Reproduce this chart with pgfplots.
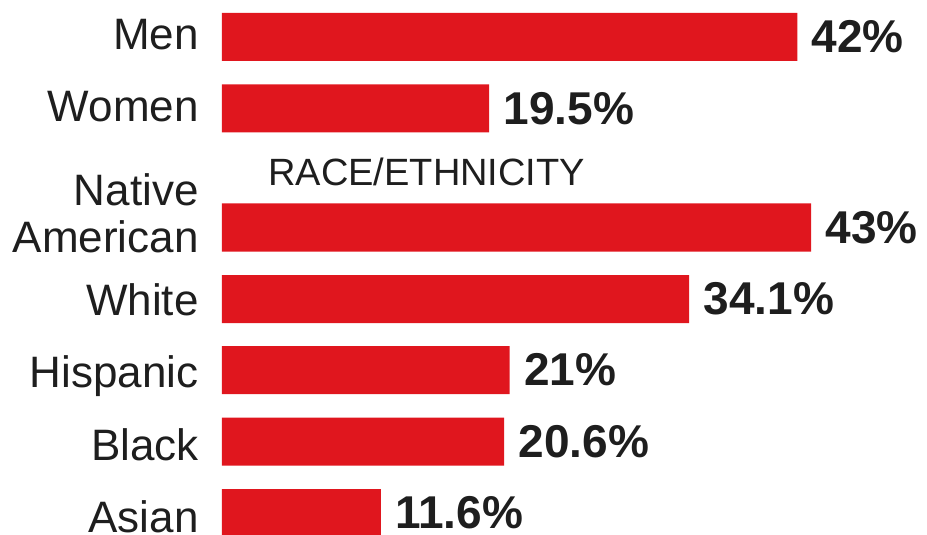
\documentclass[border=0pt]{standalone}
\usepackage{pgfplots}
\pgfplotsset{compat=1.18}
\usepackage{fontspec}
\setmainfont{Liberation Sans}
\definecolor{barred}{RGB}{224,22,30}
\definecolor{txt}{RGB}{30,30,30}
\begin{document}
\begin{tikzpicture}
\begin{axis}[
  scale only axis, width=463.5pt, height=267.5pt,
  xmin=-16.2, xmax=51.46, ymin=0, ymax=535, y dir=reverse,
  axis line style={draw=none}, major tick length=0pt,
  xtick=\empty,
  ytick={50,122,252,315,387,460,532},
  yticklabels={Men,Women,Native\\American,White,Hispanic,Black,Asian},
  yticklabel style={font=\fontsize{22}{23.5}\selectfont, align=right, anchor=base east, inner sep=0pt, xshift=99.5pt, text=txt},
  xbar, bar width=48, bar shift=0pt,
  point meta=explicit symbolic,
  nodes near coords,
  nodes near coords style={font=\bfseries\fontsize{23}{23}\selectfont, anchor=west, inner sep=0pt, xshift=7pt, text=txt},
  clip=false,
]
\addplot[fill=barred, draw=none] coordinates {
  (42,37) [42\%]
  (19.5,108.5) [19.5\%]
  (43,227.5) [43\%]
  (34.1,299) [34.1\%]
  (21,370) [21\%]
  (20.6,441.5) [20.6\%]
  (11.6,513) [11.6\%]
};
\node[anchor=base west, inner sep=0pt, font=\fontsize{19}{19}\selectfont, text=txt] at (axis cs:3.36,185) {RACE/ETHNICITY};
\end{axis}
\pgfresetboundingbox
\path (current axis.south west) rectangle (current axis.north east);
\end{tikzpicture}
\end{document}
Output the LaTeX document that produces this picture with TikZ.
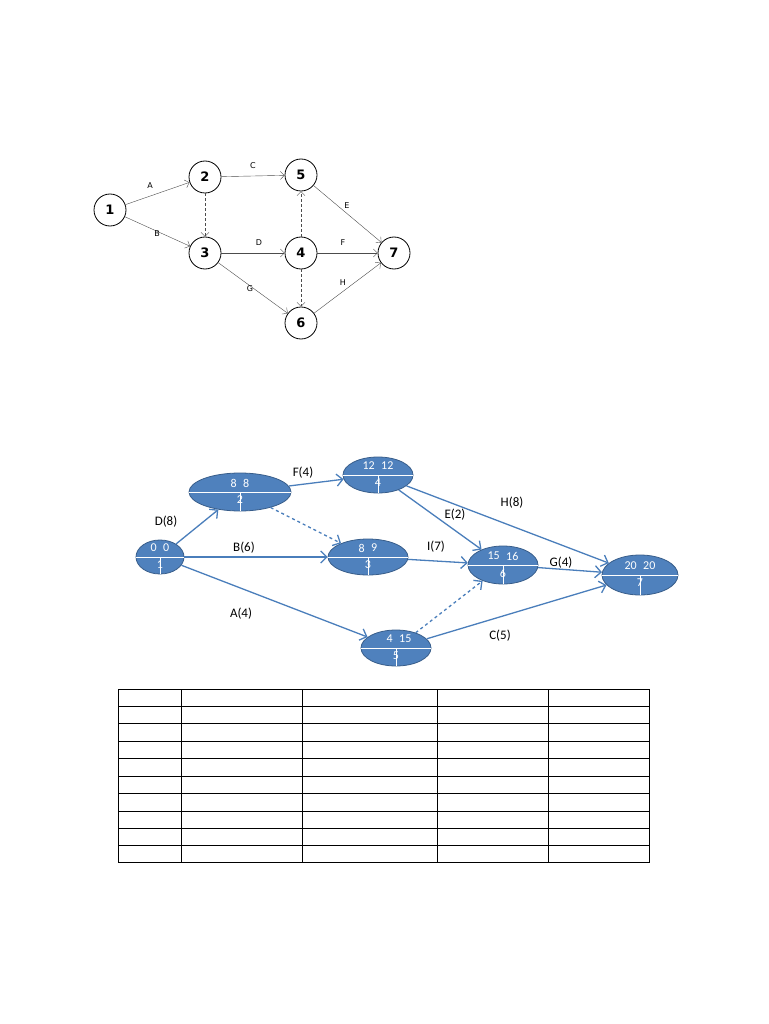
========
PROBLEM TO SOLVE: Copy every line of the listing that contains the word "with".

FULL ANSWER:
Reproduce this chart with pgfplots.
Output the LaTeX document that produces this picture with TikZ.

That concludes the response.